In [1]:
from openff.toolkit import Molecule
import pandas as pd
from rdkit import Chem
from rdkit.Chem import Draw
from rdkit.Chem.rdMolDescriptors import CalcMolFormula
from rdkit.Chem.AllChem import ComputeMolVolume
import math
import os
import numpy as np
import matplotlib.pyplot as plt
import shutil
from openff.toolkit import ForceField, Molecule, Topology
import pathlib
import logging

In [2]:
logging.getLogger("openff").setLevel(logging.ERROR)

# Smiles of the solutes and solvents picked by Melissa

In [3]:
#original set
solutelstsmiles = ['O=Cc1cc(Br)c(O)c(Br)c1', 'Cc1cc(C(=O)O)ccc1[N+](=O)[O-]', 'Oc1ccc(OCc2ccccc2)cc1', 'Nc1ccc(S(=O)(=O)Nc2ccc(Cl)nn2)cc1', 'CC(=O)O[C@]1(C(C)=O)CC[C@H]2[C@@H]3C=C(Cl)C4=CC(=O)[C@@H]5C[C@@H]5[C@]4(C)[C@H]3CC[C@@]21C', 'C=C1C[C@]23C[C@H]1CC[C@H]2[C@@]12CC[C@H](O)[C@@](C)(C(=O)O1)[C@H]2[C@@H]3C(=O)O', 'N#CCc1ccc([N+](=O)[O-])cc1', 'O=C(O)c1cc([N+](=O)[O-])cc([N+](=O)[O-])c1O', 'N#Cc1cccc([N+](=O)[O-])c1', 'CC(=O)N[C@@H](CC(C)C)C(=O)O', 'CC(=O)N[C@@H](CC(C)C)C(=O)O', 'N[C@@H](CO)C(=O)O', 'COc1cc([N+](=O)[O-])ccc1N', 'Nc1c(Cl)cc([N+](=O)[O-])cc1Cl', 'CC(=O)Nc1ccccc1[N+](=O)[O-]', 'N[C@H](Cc1c[nH]c2ccccc12)C(=O)O', 'Cl.N[C@@H](Cc1ccccc1)C(=O)OCc1ccccc1', 'CC(=O)N1CCC[C@H]1C(=O)O', 'CSCCC(NC(C)=O)C(=O)O', 'CCOC(=O)[C@@H]1CSCN1.Cl', 'OC[C@H]1O[C@@H](Oc2ccc(O)cc2)[C@H](O)[C@@H](O)[C@@H]1O', 'OCc1ccccc1O[C@@H]1OC(CO)[C@@H](O)[C@@H](O)C1O', 'CC(=O)Nc1ccc(OC(=O)c2ccccc2OC(C)=O)cc1', 'COc1ccc(CN2CCNCC2)c(OC)c1OC.Cl', 'CC(=O)Oc1ccccc1C(=O)Nc1ncc([N+](=O)[O-])s1', 'COc1c(N2CCNC(C)C2)c(F)cc2c(=O)c(C(=O)O)cn(C3CC3)c12', 'CN1CCN(c2c(F)cc3c(=O)c(C(=O)O)cn4c3c2OCN4C)CC1']
solventlstsmiles = ['CCO', 'CCCCO', 'CCOC(C)=O', 'CC#N', 'CC(C)O']
# ['ethanol', 'n-butanol', 'ethyl acetate', 'acetonitrile', 'isopropanol']
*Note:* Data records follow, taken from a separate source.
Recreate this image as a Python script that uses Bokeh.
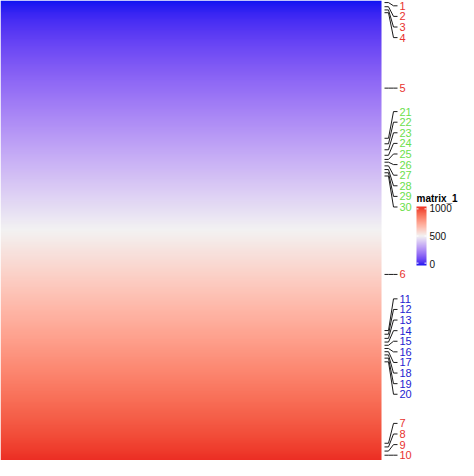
import numpy as np
from bokeh.plotting import figure
from bokeh.models import Range1d, LinearColorMapper
from bokeh.core.properties import value
from bokeh.embed import file_html
from bokeh.resources import INLINE

# ---------------- data ----------------
# matrix_1: one column, 1000 rows, values increasing top to bottom
matrix_1 = list(range(1, 1001))
# anno_mark: marked rows and their labels
mark_rows = [5, 14, 21, 27, 191, 596, 963, 971, 980, 989,
             718, 726, 735, 743, 750, 757, 764, 771, 778, 786,
             300, 312, 325, 337, 346, 352, 360, 368, 375, 382]
mark_labels = [str(i) for i in range(1, 31)]
mark_groups = ["a"] * 10 + ["b"] * 10 + ["c"] * 10
legend_ticks = [0, 500, 1000]
legend_title = "matrix_1"

# ---------------- styles ----------------
group_colors = {"a": "#E8322E", "b": "#2424D0", "c": "#6BE04C"}
break_colors = ["#0A14F2", "#F2F2F2", "#EC2E24"]
breaks = [0, 500, 1000]

W, H = 458, 460
HM_RIGHT = 381
N = len(matrix_1)
PX = H / N


def hex2rgb(h):
    h = h.lstrip("#")
    return np.array([int(h[i:i + 2], 16) for i in (0, 2, 4)], dtype=float)


M = np.array([[0.4124, 0.3576, 0.1805], [0.2126, 0.7152, 0.0722], [0.0193, 0.1192, 0.9505]])
Minv = np.linalg.inv(M)
WHITE = np.array([0.95047, 1.0, 1.08883])


def rgb2lab(rgb):
    c = rgb / 255.0
    lin = np.where(c <= 0.04045, c / 12.92, ((c + 0.055) / 1.055) ** 2.4)
    xyz = M @ lin / WHITE
    d = 6 / 29
    f = np.where(xyz > d ** 3, np.cbrt(xyz), xyz / (3 * d * d) + 4 / 29)
    return np.array([116 * f[1] - 16, 500 * (f[0] - f[1]), 200 * (f[1] - f[2])])


def lab2hex(lab):
    L, a, b = lab
    fy = (L + 16) / 116
    fx = fy + a / 500
    fz = fy - b / 200
    d = 6 / 29
    f = np.array([fx, fy, fz])
    xyz = np.where(f > d, f ** 3, 3 * d * d * (f - 4 / 29)) * WHITE
    lin = Minv @ xyz
    lin = np.clip(lin, 0, 1)
    c = np.where(lin <= 0.0031308, 12.92 * lin, 1.055 * lin ** (1 / 2.4) - 0.055)
    c = np.clip(np.round(c * 255), 0, 255).astype(int)
    return "#%02x%02x%02x" % tuple(c)


labs = [rgb2lab(hex2rgb(c)) for c in break_colors]
palette = []
for v in np.linspace(breaks[0], breaks[-1], 256):
    if v <= breaks[1]:
        t = (v - breaks[0]) / (breaks[1] - breaks[0])
        palette.append(lab2hex(labs[0] * (1 - t) + labs[1] * t))
    else:
        t = (v - breaks[1]) / (breaks[2] - breaks[1])
        palette.append(lab2hex(labs[1] * (1 - t) + labs[2] * t))

mapper = LinearColorMapper(palette=palette, low=breaks[0], high=breaks[-1])

p = figure(width=W, height=H, output_backend="svg", toolbar_location=None,
           x_range=Range1d(0, W), y_range=Range1d(0.5, N + 0.5),
           min_border=0, min_border_left=0, min_border_right=0,
           min_border_top=0, min_border_bottom=0)
p.axis.visible = False
p.xgrid.visible = False
p.ygrid.visible = False
p.outline_line_color = None
p.background_fill_color = "white"
p.border_fill_color = "white"

# heatmap: array row 0 is at the bottom, so reverse
img = np.array(matrix_1[::-1], dtype=float).reshape(-1, 1)
p.image(image=[img], x=0, y=0.5, dw=HM_RIGHT, dh=N, color_mapper=mapper)

# ---------------- anno_mark label placement ----------------
order = np.argsort(mark_rows)
rows_sorted = np.array(mark_rows)[order]
centers = (rows_sorted - 0.5) * PX
h = 10.6


def smart_align(c, h, lo, hi):
    blocks = [[i] for i in range(len(c))]
    while True:
        tops = []
        for b in blocks:
            size = len(b) * h
            t = np.mean(c[b]) - size / 2
            t = min(max(t, lo), hi - size)
            tops.append(t)
        merged = False
        nb = [blocks[0]]
        ntops = [tops[0]]
        for k in range(1, len(blocks)):
            if tops[k] < ntops[-1] + len(nb[-1]) * h - 1e-9:
                nb[-1] = nb[-1] + blocks[k]
                merged = True
                size = len(nb[-1]) * h
                t = np.mean(c[nb[-1]]) - size / 2
                ntops[-1] = min(max(t, lo), hi - size)
            else:
                nb.append(blocks[k])
                ntops.append(tops[k])
        blocks = nb
        if not merged:
            break
    out = np.zeros(len(c))
    for b, t in zip(blocks, ntops):
        for j, i in enumerate(b):
            out[i] = t + h * (j + 0.5)
    return out


label_px = smart_align(centers, h, 0, H)


def to_y(px):
    return N + 0.5 - px / PX


x0, x1, x2, x3 = HM_RIGHT + 3, HM_RIGHT + 7, HM_RIGHT + 12, HM_RIGHT + 16
xs, ys, tx, ty, tt, tc = [], [], [], [], [], []
for k, idx in enumerate(order):
    ya = to_y(centers[k])
    yl = to_y(label_px[k])
    xs.append([x0, x1, x2, x3])
    ys.append([ya, ya, yl, yl])
    tx.append(x3 + 2)
    ty.append(yl)
    tt.append(mark_labels[idx])
    tc.append(group_colors[mark_groups[idx]])

p.multi_line(xs=xs, ys=ys, line_color="#1a1a1a", line_width=1)
p.text(x=tx, y=ty, text=tt, text_color=tc, text_font=value("Liberation Sans"),
       text_font_size="11px", text_baseline="middle", text_align="left")

# ---------------- legend (drawn with glyphs) ----------------
LX, LW = 416, 10
L_TOP, L_BOT = 206, 265  # px from top of the figure
lo, hi = breaks[0], breaks[-1]
bar = np.linspace(lo, hi, 256).reshape(-1, 1)
p.image(image=[bar], x=LX, y=to_y(L_BOT), dw=LW, dh=to_y(L_TOP) - to_y(L_BOT),
        color_mapper=mapper)


def legend_y(v):
    return to_y(L_BOT - (v - lo) / (hi - lo) * (L_BOT - L_TOP))


tick_y_in = [legend_y(min(max(v, lo + 40), hi - 40)) for v in legend_ticks]
label_y = [legend_y(min(max(v, lo + 25), hi - 25)) for v in legend_ticks]
p.segment(x0=[LX] * 3, y0=tick_y_in, x1=[LX + 2] * 3, y1=tick_y_in,
          line_color="white", line_width=1)
p.segment(x0=[LX + LW - 2] * 3, y0=tick_y_in, x1=[LX + LW] * 3, y1=tick_y_in,
          line_color="white", line_width=1)
p.text(x=[LX + LW + 3] * 3, y=label_y, text=[str(v) for v in legend_ticks],
       text_font=value("Liberation Sans"), text_font_size="10px",
       text_baseline="middle", text_align="left", text_color="#111111")
p.text(x=[LX], y=[to_y(L_TOP - 8)], text=[legend_title],
       text_font=value("Liberation Sans"), text_font_style="bold",
       text_font_size="10px", text_baseline="middle", text_align="left",
       text_color="#000000")

open("out.html", "w").write(file_html(p, INLINE))
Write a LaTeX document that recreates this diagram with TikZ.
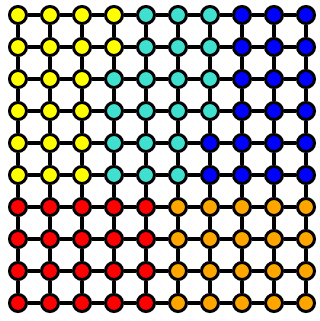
\documentclass[tikz,border=0pt]{standalone}
\usepackage{tikz}
\definecolor{Y}{RGB}{255,255,0}
\definecolor{C}{RGB}{64,224,208}
\definecolor{B}{RGB}{0,0,255}
\definecolor{R}{RGB}{255,0,0}
\definecolor{O}{RGB}{255,165,0}
\tikzset{
  site/.style={circle,draw=black,line width=3pt,minimum size=17pt,inner sep=0pt},
  bond/.style={black,line width=3.4pt}
}
\begin{document}
\begin{tikzpicture}[x=1pt,y=1pt]
        \useasboundingbox (0,0) rectangle (320,321);
        \def\sp{32}
        % sites, colour by row (top to bottom)
        \foreach \rowcols [count=\r] in {
            {Y,Y,Y,Y,C,C,C,B,B,B},
            {Y,Y,Y,Y,C,C,C,B,B,B},
            {Y,Y,Y,C,C,C,C,B,B,B},
            {Y,Y,Y,C,C,C,C,B,B,B},
            {Y,Y,Y,C,C,C,B,B,B,B},
            {Y,Y,Y,C,C,C,B,B,B,B},
            {R,R,R,R,R,O,O,O,O,O},
            {R,R,R,R,R,O,O,O,O,O},
            {R,R,R,R,R,O,O,O,O,O},
            {R,R,R,R,R,O,O,O,O,O}} {
          \foreach \col [count=\k] in \rowcols {
            \node[site,fill=\col] (n-\r-\k) at ({18+\sp*(\k-1)},{306-\sp*(\r-1)}) {};
          }
        }
        % horizontal bonds
        \foreach \r in {1,...,10} {
          \foreach \k [evaluate=\k as \kk using int(\k+1)] in {1,...,9} {
            \draw[bond] (n-\r-\k) -- (n-\r-\kk);
          }
        }
        % vertical bonds
        \foreach \k in {1,...,10} {
          \foreach \r [evaluate=\r as \rr using int(\r+1)] in {1,...,9} {
            \draw[bond] (n-\r-\k) -- (n-\rr-\k);
          }
        }
      \end{tikzpicture}
\end{document}
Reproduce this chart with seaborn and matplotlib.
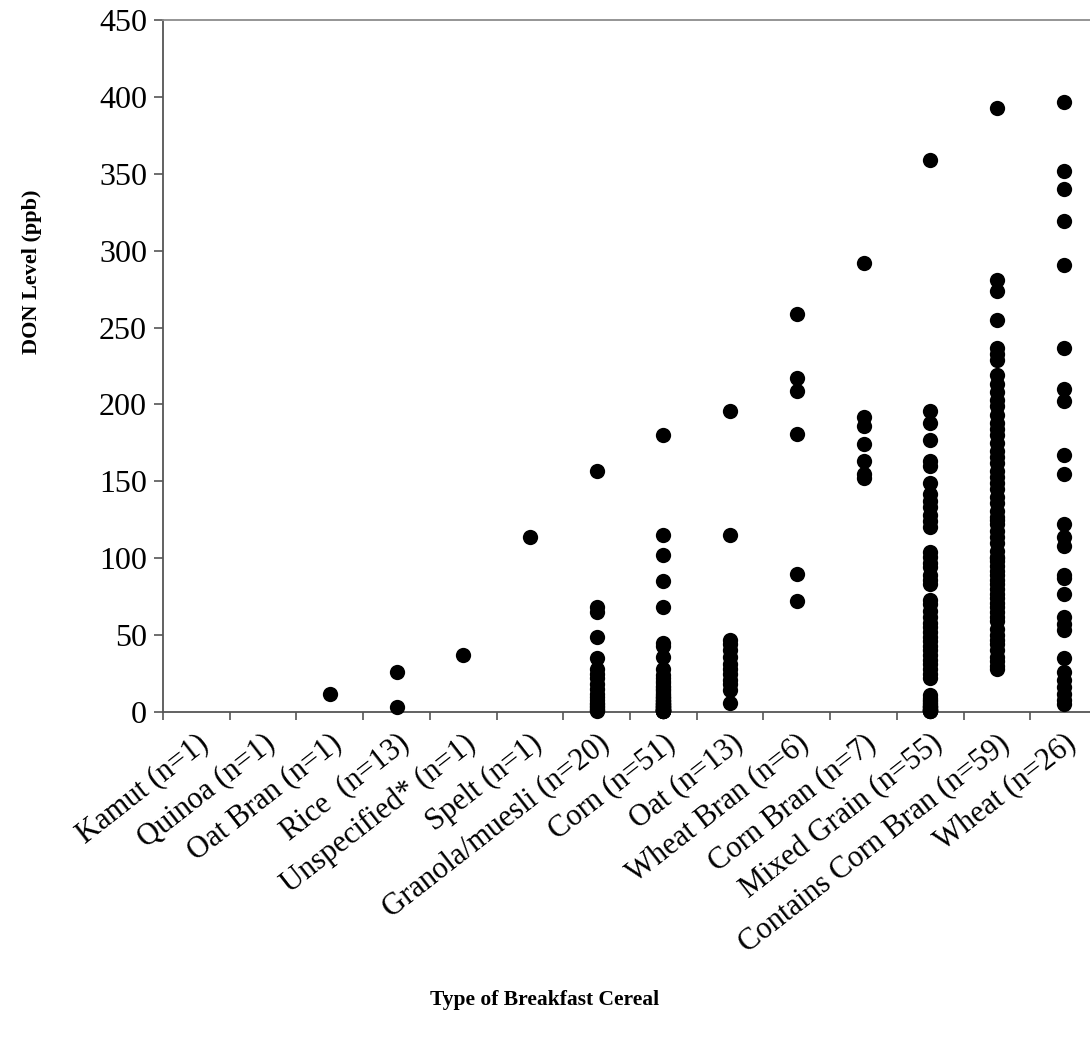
import numpy as np
import pandas as pd
import matplotlib
matplotlib.use("Agg")
import matplotlib.pyplot as plt
import seaborn as sns

# category labels (x axis, in plotted order)
categories = [
    "Kamut (n=1)", "Quinoa (n=1)", "Oat Bran (n=1)", "Rice  (n=13)",
    "Unspecified* (n=1)", "Spelt (n=1)", "Granola/muesli (n=20)",
    "Corn (n=51)", "Oat (n=13)", "Wheat Bran (n=6)", "Corn Bran (n=7)",
    "Mixed Grain (n=55)", "Contains Corn Bran (n=59)", "Wheat (n=26)",
]

# DON values (ppb)
kamut = []
quinoa = []
oat_bran = [12]
rice = [26, 3]
unspecified = [37]
spelt = [114]
granola = [157, 68, 65, 49, 35, 28, 25, 22, 18, 15, 12, 10, 8, 6, 5, 4, 3, 2, 1, 0.5]
corn = [180, 115, 102, 85, 68, 45, 43, 36, 28, 24, 22, 20, 19, 17, 16, 15, 14,
        13, 12, 11, 10, 10, 9, 8, 8, 7, 7, 6, 6, 5, 5, 5, 4, 4, 4, 3, 3, 3,
        2, 2, 2, 2, 1, 1, 1, 1, 0.5, 0.5, 0.5, 0.5, 0.5]
oat = [196, 115, 47, 44, 40, 36, 31, 28, 25, 21, 18, 14, 6]
wheat_bran = [259, 217, 209, 181, 90, 72]
corn_bran = [292, 192, 186, 174, 163, 155, 152]
mixed_grain = [359, 196, 188, 177, 163, 160, 149, 142, 137, 133, 128, 124, 120,
               104, 101, 97, 94, 89, 86, 83, 73, 70, 66, 62, 58, 55, 52, 49, 46,
               43, 40, 37, 34, 31, 28, 25, 22, 11, 9, 8, 7, 6, 5, 4, 4, 3, 3,
               2, 2, 1, 1, 1, 0.5, 0.5, 0.5]
contains_corn_bran = [393, 281, 274, 255, 237, 233, 229, 219, 213, 208, 203,
                      199, 193, 188, 184, 180, 175, 170, 166, 162, 157, 153,
                      149, 145, 140, 136, 131, 127, 125, 122, 118, 114, 110,
                      105, 101, 100, 98, 95, 92, 89, 86, 83, 80, 77, 74, 71,
                      68, 65, 62, 59, 54, 50, 47, 44, 40, 36, 33, 30, 28]
wheat = [397, 352, 340, 319, 291, 237, 210, 202, 167, 155, 122, 114, 108, 89,
         87, 77, 62, 57, 53, 35, 26, 21, 16, 12, 8, 5]

series = [kamut, quinoa, oat_bran, rice, unspecified, spelt, granola, corn, oat,
          wheat_bran, corn_bran, mixed_grain, contains_corn_bran, wheat]

df = pd.DataFrame(
    [(cat, v) for cat, vals in zip(categories, series) for v in vals],
    columns=["cereal", "don"],
)

sns.set_style("white")
plt.rcParams["font.family"] = ["Liberation Serif", "DejaVu Serif"]
plt.rcParams["text.color"] = "black"
plt.rcParams["axes.labelcolor"] = "black"

fig = plt.figure(figsize=(10.90, 10.41), dpi=100)
ax = fig.add_axes([163 / 1090, 1 - 712 / 1041, 934 / 1090, 692 / 1041])

sns.stripplot(data=df, x="cereal", y="don", order=categories, jitter=False,
              color="black", size=11, linewidth=0, ax=ax, clip_on=False,
              zorder=3)

ax.set_ylim(0, 450)
ax.set_xlim(-0.5, len(categories) - 0.5)
ax.set_yticks(np.arange(0, 451, 50))

# boundaries get the tick marks, centres get the labels
ax.set_xticks(np.arange(-0.5, len(categories), 1.0))
ax.set_xticklabels([])
ax.set_xticks(np.arange(len(categories)), minor=True)
ax.set_xticklabels(categories, minor=True, rotation=38, ha="right",
                   va="top", rotation_mode="anchor", fontsize=22)
ax.tick_params(axis="x", which="minor", length=0, pad=12, labelcolor="black")
ax.tick_params(axis="x", which="major", direction="out", length=6,
               width=1.2, color="#555555", bottom=True)
ax.tick_params(axis="y", direction="out", length=6.5, width=1.2,
               color="#555555", labelsize=23, labelcolor="black", left=True,
               pad=5)

for side in ["left", "bottom"]:
    ax.spines[side].set_color("#555555")
    ax.spines[side].set_linewidth(1.3)
ax.spines["top"].set_color("#8c8c8c")
ax.spines["top"].set_linewidth(1.3)
ax.spines["right"].set_visible(False)

ax.set_xlabel("")
ax.set_ylabel("DON Level (ppb)", fontsize=16, fontweight="bold")
ax.yaxis.set_label_coords(-0.1295, 0.636)

fig.text(545 / 1090, 1 - 1000 / 1041, "Type of Breakfast Cereal",
         ha="center", va="center", fontsize=15.5, fontweight="bold")

fig.savefig("out.png", dpi=100, facecolor="white")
# Check to filter out any salts 

In [4]:
newsolutelstsmiles = []
for solute in solutelstsmiles:
    if '.' not in solute:
        newsolutelstsmiles.append(solute)

In [5]:
from rdkit.Chem.Descriptors import ExactMolWt
def logsconv(molefraction, smilestring):
    mol = Chem.MolFromSmiles(smilestring)
    molarmass = ExactMolWt(mol)
    molarmasskg = molarmass * 0.001
    molfractsolute = molefraction
    molfractsolvent = 1 - molfractsolute
    h20density = 997 #density of water at room temp in Kilogram per Cubic Meter
    h20mass = 0.01801528 #molar mass of water at room temp in kg
    sval = ((molfractsolute*h20density*0.001)/(molfractsolvent*h20mass+molfractsolute*molarmasskg))
    logsval = math.log10(sval)
    return(logsval)

# Creating a dataframe of solute+solvent pairs

In [6]:
df30315 = pd.read_csv('df30315.csv')

solrangedf = df30315.copy()

count = 0
for i in solrangedf['SMILES_Solvent']:
    if i not in solventlstsmiles:
        solrangedf = solrangedf.drop(solrangedf.index[count])
        count -= 1
    count += 1
count = 0
for i in solrangedf['SMILES']:
    if i not in newsolutelstsmiles:
        solrangedf = solrangedf.drop(solrangedf.index[count])
        count -= 1
    count += 1

solubilitylst = []
logslst = []
for i in solrangedf['Solubility']:
    solubilitylst.append(i)
smileslst = []
for i in solrangedf['SMILES']:
    smileslst.append(i)
for i,j in zip(solubilitylst, smileslst):
    logslst.append(logsconv(i,j))
print(len(logslst))
solrangedf['LogS'] = logslst

solvlst = ['ethanol', 'n-butanol', 'ethyl acetate', 'acetonitrile', 'isopropanol']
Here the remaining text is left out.